In September 2025 alone — the first full month of enforcement — Planned Parenthood provided over 100,000 visits to Medicaid patients and absorbed roughly $45 million in costs that would previously have been reimbursed. In western Pennsylvania, a staffing crisis compounded the financial strain: half of one affiliate’s nurses and nurse practitioners left for other jobs, forcing three of four clinics in the region to pause in-person services by January 2026, affecting more than 11,000 patients.

The Guttmacher Institute has warned that other safety-net providers cannot realistically absorb the displaced patient volume. Planned Parenthood clinics serve an average of 2,640 female contraceptive patients per year, compared to 330 at the average federally qualified health center. In nine states, other providers would need to more than double their caseloads to fill the gap.

State Responses

At least 11 states have stepped in with their own funds to partially offset the federal loss. California has committed the most, with Governor Gavin Newsom announcing over $140 million in state support in October 2025 and signing an additional $90 million emergency allocation in February 2026. New York and Washington pledged to cover the full gap in their states. Colorado legislated a guarantee of state reimbursement without a specific dollar cap. Other states provided more modest allocations: New Jersey committed $8 million; Connecticut, $8.5 million; Oregon, $7.5 million; Illinois, $4 million; New Mexico, $3 million; and Massachusetts, $2 million (which the state acknowledged was insufficient to fully replace the federal funds).

In total, 13 states allocated roughly $300 million collectively. But the Democratic Senate report noted that this remains far short of the roughly $700 million in annual Medicaid care Planned Parenthood affiliates had been providing, and the financial burden on states is not sustainable over the long term.

Title X Funding Squeeze

The Medicaid ban was not the only funding pressure. In a separate administrative action in spring 2025, the Department of Health and Human Services withheld Title X family planning grants from all Planned Parenthood grantees and several other organizations, citing concerns about compliance with executive orders on diversity, equity, and inclusion. The freeze affected 144 Planned Parenthood clinics across 20 states and an estimated 842,000 patients served by the broader group of affected grantees. The funds were eventually restored in December 2025 after grantees made what HHS described as “clarifications,” and a related lawsuit was dropped in January 2026. Some clinics that closed during the freeze period, however, have not reopened.

Looking further ahead, the FY2027 Title X Notice of Funding Opportunity released in April 2026 signals a significant restructuring of the program’s priorities. The new funding announcement emphasizes fertility-awareness-based methods, “body literacy,” chronic disease management related to fertility, and support for “family formation,” while placing comparatively less emphasis on contraception and other services that have historically been central to Title X. Applicants must also demonstrate alignment with priorities including eliminating DEI practices and protecting parental rights.
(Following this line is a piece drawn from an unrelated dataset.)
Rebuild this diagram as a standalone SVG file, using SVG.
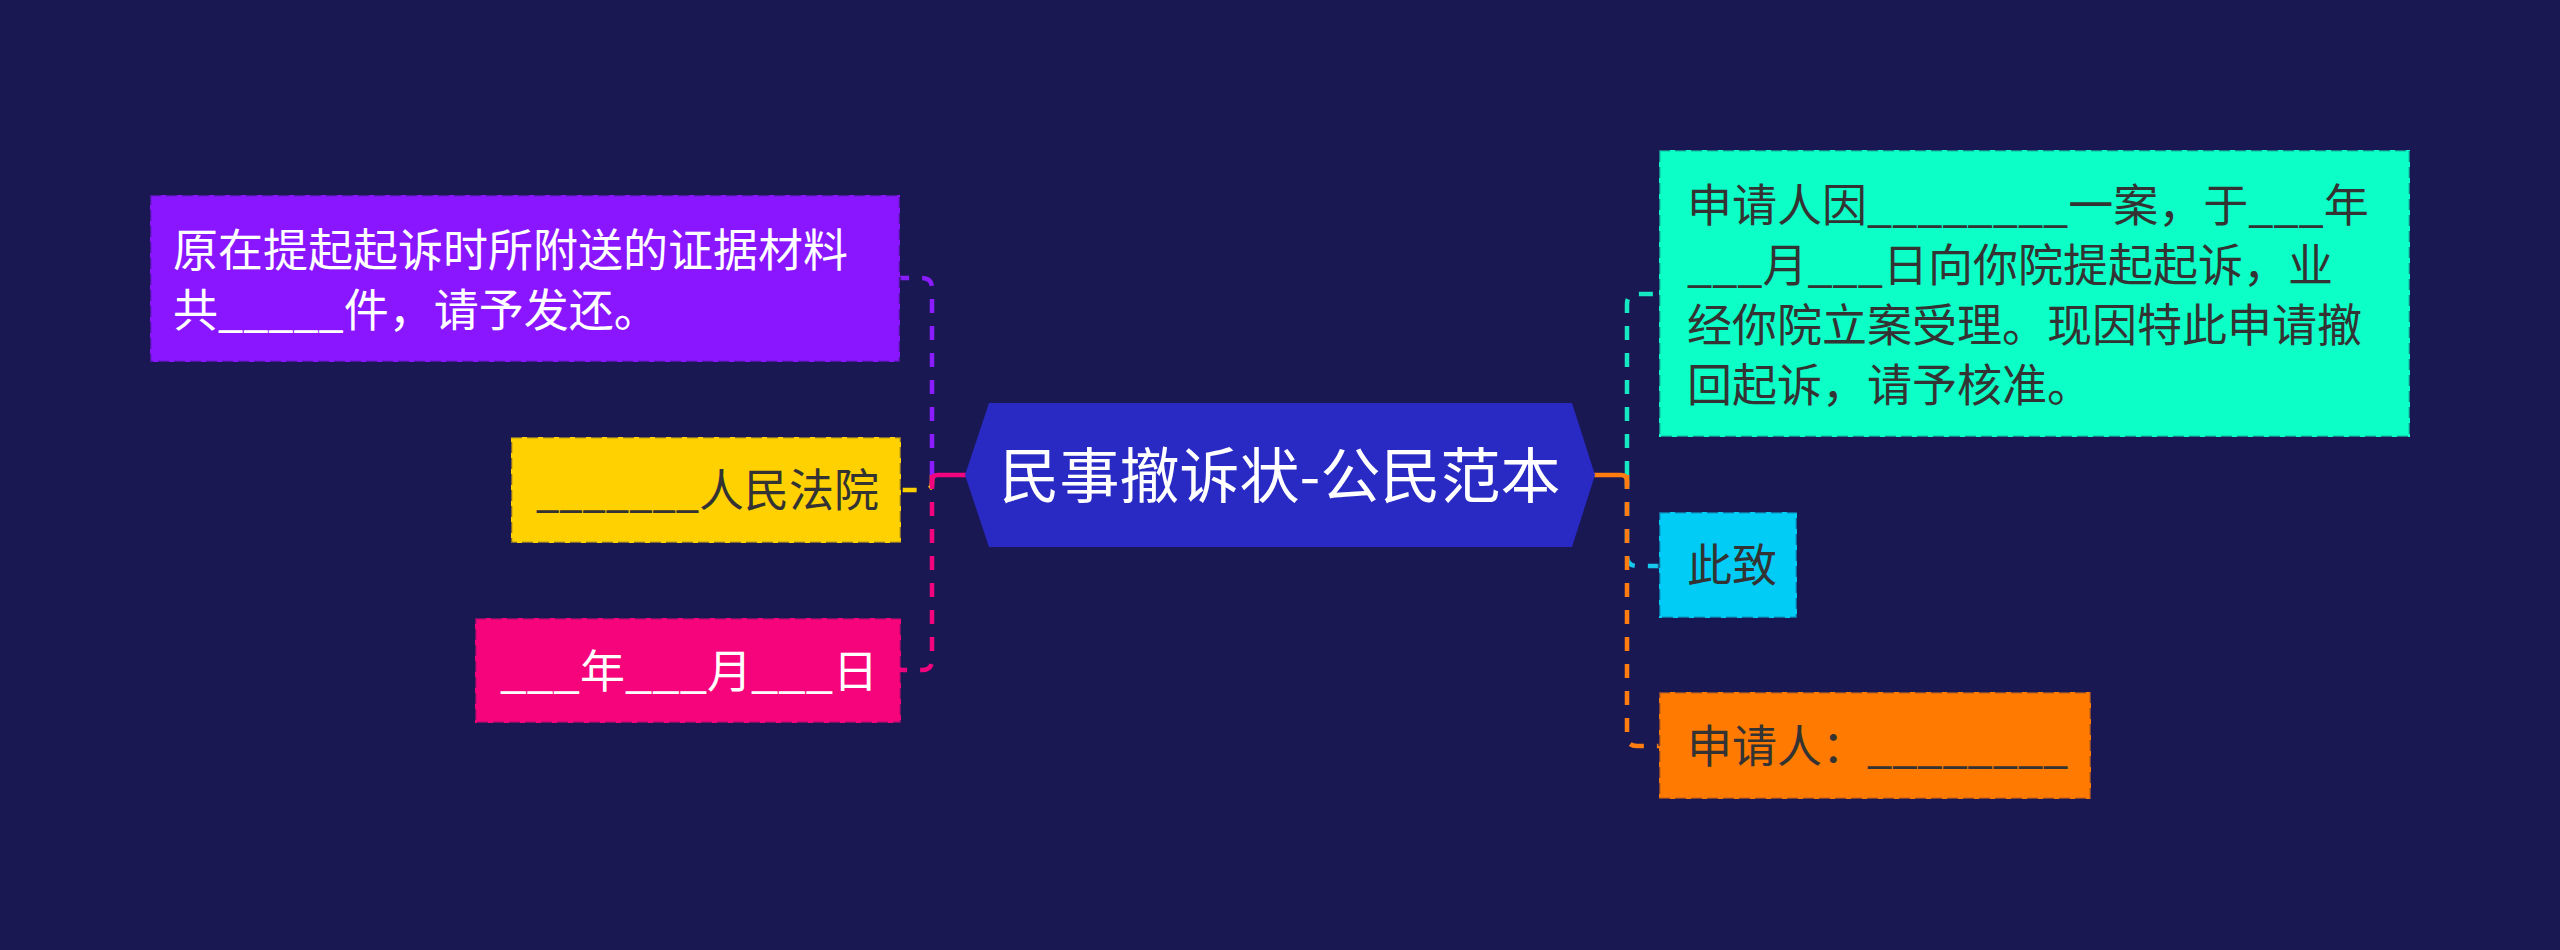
<svg xmlns="http://www.w3.org/2000/svg" width="2560" height="950" viewBox="0 0 2560 950">
<style>
.t{font-family:"Noto Sans CJK SC","Noto Sans",sans-serif;font-size:45px;}
.w{fill:#ffffff;}
.d{fill:#333333;}
.box{stroke:#1b1952;stroke-opacity:0.55;stroke-width:2.5;stroke-dasharray:11 5;}
.c{fill:none;stroke-width:4.5;stroke-dasharray:14 13;}
.s{fill:none;stroke-width:4.5;}
</style>
<rect x="0" y="0" width="2560" height="950" fill="#1a1852"/>
<g id="connectors">
<path class="c" stroke="#8a1cff" d="M932 475 V288 Q932 278 922 278 H900"/>
<path class="c" stroke="#ffd000" d="M932 475 V482 Q932 490 924 490 H900"/>
<path class="c" stroke="#f2047e" d="M932 475 V660 Q932 670 922 670 H900"/>
<path class="s" stroke="#f2047e" d="M966 475 H938 Q932 475 932 481 V486"/>
<path class="c" stroke="#17e8c4" d="M1627 475 V304 Q1627 294 1637 294 H1659"/>
<path class="c" stroke="#17c8ee" d="M1627 475 V556 Q1627 566 1637 566 H1659"/>
<path class="c" stroke="#ff7c10" d="M1627 475 V736 Q1627 746 1637 746 H1659"/>
<path class="s" stroke="#ff7c10" d="M1594 475 H1621 Q1627 475 1627 481 V486"/>
</g>
<g id="center">
<polygon points="965,475 989,403 1572,403 1595,475 1572,547 989,547" fill="#2929c4"/>
<text class="t w" x="1280" y="498" text-anchor="middle" style="font-size:60px">民事撤诉状-公民范本</text>
</g>
<g id="n-purple">
<rect class="box" x="150" y="195" width="750" height="167" fill="#8a16ff"/>
<text class="t w" x="173" y="267">原在提起起诉时所附送的证据材料</text>
<text class="t w" x="173" y="327">共_____件，请予发还。</text>
</g>
<g id="n-yellow">
<rect class="box" x="511" y="437" width="390" height="106" fill="#ffd100"/>
<text class="t d" x="536" y="507"><tspan textLength="163" lengthAdjust="spacingAndGlyphs">_______</tspan><tspan x="699">人民法院</tspan></text>
</g>
<g id="n-pink">
<rect class="box" x="475" y="618" width="426" height="105" fill="#f5047c"/>
<text class="t w" x="500" y="688"><tspan textLength="80" lengthAdjust="spacingAndGlyphs">___</tspan><tspan x="580">年</tspan><tspan x="625" textLength="82" lengthAdjust="spacingAndGlyphs">___</tspan><tspan x="707">月</tspan><tspan x="751" textLength="82" lengthAdjust="spacingAndGlyphs">___</tspan><tspan x="833">日</tspan></text>
</g>
<g id="n-teal">
<rect class="box" x="1659" y="150" width="751" height="287" fill="#0cffc6"/>
<text class="t d" x="1687" y="222">申请人因________一案，于___年</text>
<text class="t d" x="1687" y="282">___月___日向你院提起起诉，业</text>
<text class="t d" x="1687" y="342">经你院立案受理。现因特此申请撤</text>
<text class="t d" x="1687" y="402">回起诉，请予核准。</text>
</g>
<g id="n-cyan">
<rect class="box" x="1659" y="512" width="138" height="106" fill="#00ccf5"/>
<text class="t d" x="1687" y="582">此致</text>
</g>
<g id="n-orange">
<rect class="box" x="1659" y="692" width="432" height="107" fill="#ff7a00"/>
<text class="t d" x="1687" y="763">申请人：________</text>
</g>
</svg>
The shift could further reduce Planned Parenthood’s participation in the Title X program when new five-year grants begin in 2027.

What Happens Next

The one-year federal Medicaid ban is set to expire on July 4, 2026. Whether it will be extended depends on future legislation. On January 12, 2026, the Republican Study Committee released a framework for a 2026 reconciliation package that would make the defunding of Planned Parenthood permanent. That proposal has not yet been translated into specific legislative language, and Republicans hold narrow margins — a five-seat majority in the House and six seats in the Senate — making passage uncertain.

Even without a federal extension, the Supreme Court’s Medina ruling gives individual states the authority to exclude Planned Parenthood from their Medicaid programs on their own. The KFF noted that while the 2026 House and Senate budget resolutions do not currently extend the ban, its continuation through reconciliation remains a possibility. Meanwhile, the clinic closures and staffing losses that occurred during the ban’s enforcement may prove difficult to reverse regardless of what Congress does next.